Life on Mars? Steep slopes reveal massive amount of ice buried in Red Planet
3 mins read

Life on Mars? Steep slopes reveal massive amount of ice buried in Red Planet

Researchers from the U.S. Geological Survey’s Astrogeology Science Center in Arizona located around eight geological features known as scarps on the Martian subsurface. An in-depth analysis of these scarps indicated the presence of thick icy-sheets hidden just under the surface of the planet. The detection of ice on Mars holds a great future for future explorations as well as the possibility of sustenance of life on the fourth planet of the solar system.

Images curated during the study showed the presence of large slopes that quite possibly were made from ice indicating the occurrence of snowfall. The size, accessibility and most importantly the clean source of water can serve as a significant resource for the astronauts in future missions to Mars. Researchers have known for a long time that Mars houses a measurable amount of ice under its surface. However, it wasn’t until now that scientists confirmed the layering pattern along with thickness and purity of the ice.

Recently, scientists observed that the cold and dry sides of the hills on Mars have eroded in a natural manner which points out to the presence of a significant deposit of water in the form of ice. These sheets of ice ranged around an average thickness of 100 meters. A cross-section of the vertical structure of ice helps in determining the history of the same.

A planetary geologist at the U.S. Geological Survey, Colin Dundas, the lead author of the paper stated that the surface of planet Mars was probably damper some billion years ago as compared to the ones today. The ice is present in a series of several layers amidst which the newly formed layers were laid down through a repetitive process over a course of time.
Dundas further explained that the repetitive process is most probably snowfall occurring at regular intervals which gradually turned into compacted deposits. The snowfall could have occurred recently around some tens of millions of years ago.
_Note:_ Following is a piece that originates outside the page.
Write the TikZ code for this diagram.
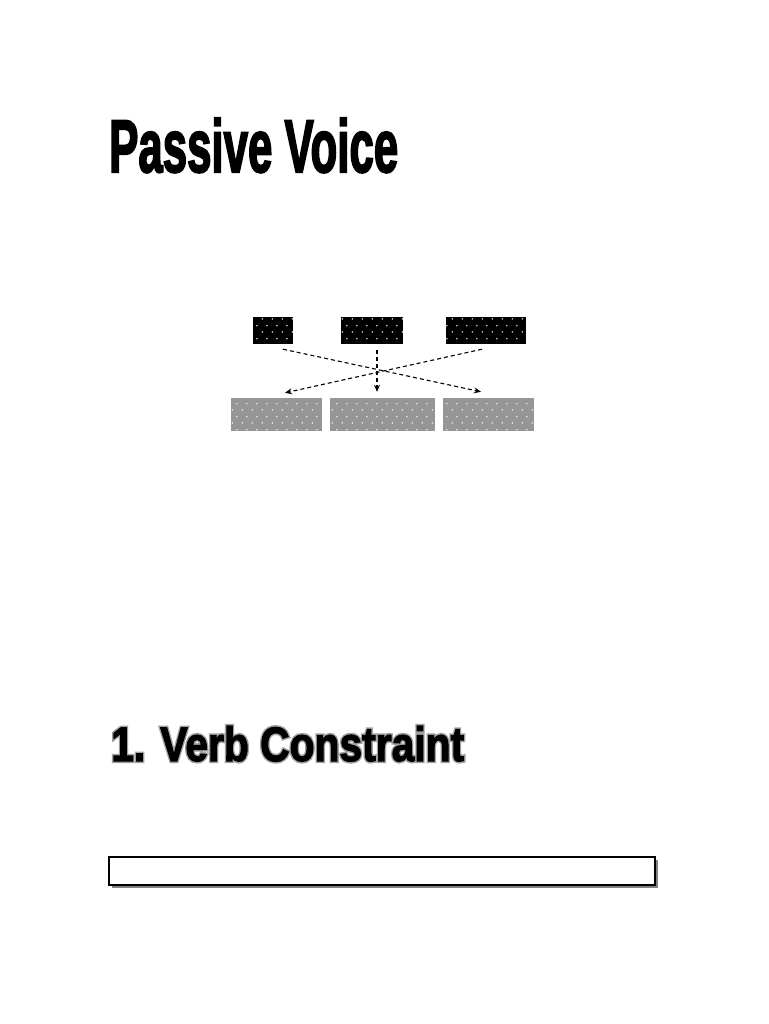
\documentclass[tikz,border=0pt]{standalone}
\usepackage{fontspec}
\setmainfont{Liberation Sans}
\newfontfamily\titlefont[FakeBold=3]{Liberation Sans Bold}
\newfontfamily\headfont[FakeBold=2.5]{Liberation Sans Bold}
\newfontfamily\halofont[FakeBold=9]{Liberation Sans Bold}
\usetikzlibrary{patterns,arrows.meta,calc}
\definecolor{boxgray}{RGB}{150,150,150}
\definecolor{shadowgray}{RGB}{128,128,128}
\definecolor{halogray}{RGB}{160,160,160}
\pgfdeclarepatternformonly{stagdots}{\pgfpointorigin}{\pgfpoint{10pt}{13pt}}{\pgfpoint{10pt}{13pt}}{%
  \pgfpathcircle{\pgfpoint{2.5pt}{3.25pt}}{0.85pt}%
  \pgfpathcircle{\pgfpoint{7.5pt}{9.75pt}}{0.85pt}%
  \pgfusepath{fill}}
\tikzset{
  darkbox/.style={rectangle, draw=none, inner sep=0pt, minimum height=27pt,
    preaction={fill=black}, pattern=stagdots, pattern color=white},
  graybox/.style={rectangle, draw=none, inner sep=0pt, minimum width=91pt, minimum height=33pt,
    preaction={fill=boxgray}, pattern=stagdots, pattern color=white},
  link/.style={dashed, dash pattern=on 4pt off 3pt, line width=1.1pt,
    -{Stealth[length=7pt,width=6pt]}},
  titletext/.style={anchor=base west, inner sep=0pt}
}
\begin{document}
\begin{tikzpicture}[x=1pt,y=-1pt]
\useasboundingbox[fill=white] (0,0) rectangle (768,1024);
% title
\node[titletext, font=\titlefont] (title) at (109,172) {\resizebox{289pt}{54pt}{Passive Voice}};
% top boxes
\node[darkbox, minimum width=40pt] (b1) at (273,330) {};
\node[darkbox, minimum width=62pt] (b2) at (372,330) {};
\node[darkbox, minimum width=80pt] (b3) at (486,330) {};
% bottom boxes
\node[graybox] (g1) at (276.5,414.5) {};
\node[graybox, minimum width=105pt] (g2) at (382.5,414.5) {};
\node[graybox] (g3) at (488.5,414.5) {};
% connectors
\draw[link] ([shift={(10,5.5)}]b1.south) -- ([shift={(-7.5,-6)}]g3.north);
\draw[link] ([shift={(5,6.5)}]b2.south) -- ([shift={(-5.5,-6)}]g2.north);
\draw[link] ([shift={(-4,5.5)}]b3.south) -- ([shift={(8.5,-5)}]g1.north);
% section heading: gray halo copy behind, black text on top
\node[titletext, font=\halofont, text=halogray] (halo) at (111,761)
  {\resizebox{353pt}{35pt}{1. Verb Constraint}};
\node[titletext, font=\headfont] (heading) at (111,761)
  {\resizebox{353pt}{35pt}{1. Verb Constraint}};
% framed empty box with shadow
\fill[shadowgray] (112,860) rectangle (658,888);
\node[rectangle, draw=black, fill=white, line width=1.3pt, inner sep=0pt,
  minimum width=546pt, minimum height=28pt] (frame) at (382,871) {};
\end{tikzpicture}
\end{document}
Now, researchers are particularly interested in the significant information that could be obtained by drilling through the ice sheets and testing it back on Earth.

The scarps were studied with the help of high-resolution pictures obtained via Mars Reconnaissance Orbiter. The pictures were taken from an area that was located around 55 degrees south or north of the equator of the Red Planet. However, the scientists also confirmed that the ice-sheets are exposed to warm temperatures causing them to melt and expose the inner layers.

Now, scientists are trying to determine the purity of these ice sheets on Mars. Up until now, the researchers are quite positive that the sheets of ice present in these areas are mostly clean apart from the debris and dust from the area along with salts and minerals absorbed from the Martian soil. This new finding can hold great potential for future human based trips to Mars and even colonization of the planet.

Scientists have been trying to find usable water in both our Moon as well as Mars to bring down the cost of carrying water during any mission. The lack of water limits the duration of any mission as the rockets can hold only a certain amount of water to be used by the astronauts which do not last long. If in future, the scientists are able to utilize the surface ice or water for space missions to Mars or Moon, it can significantly bring down the overall mission expenditure, thereby increasing the duration.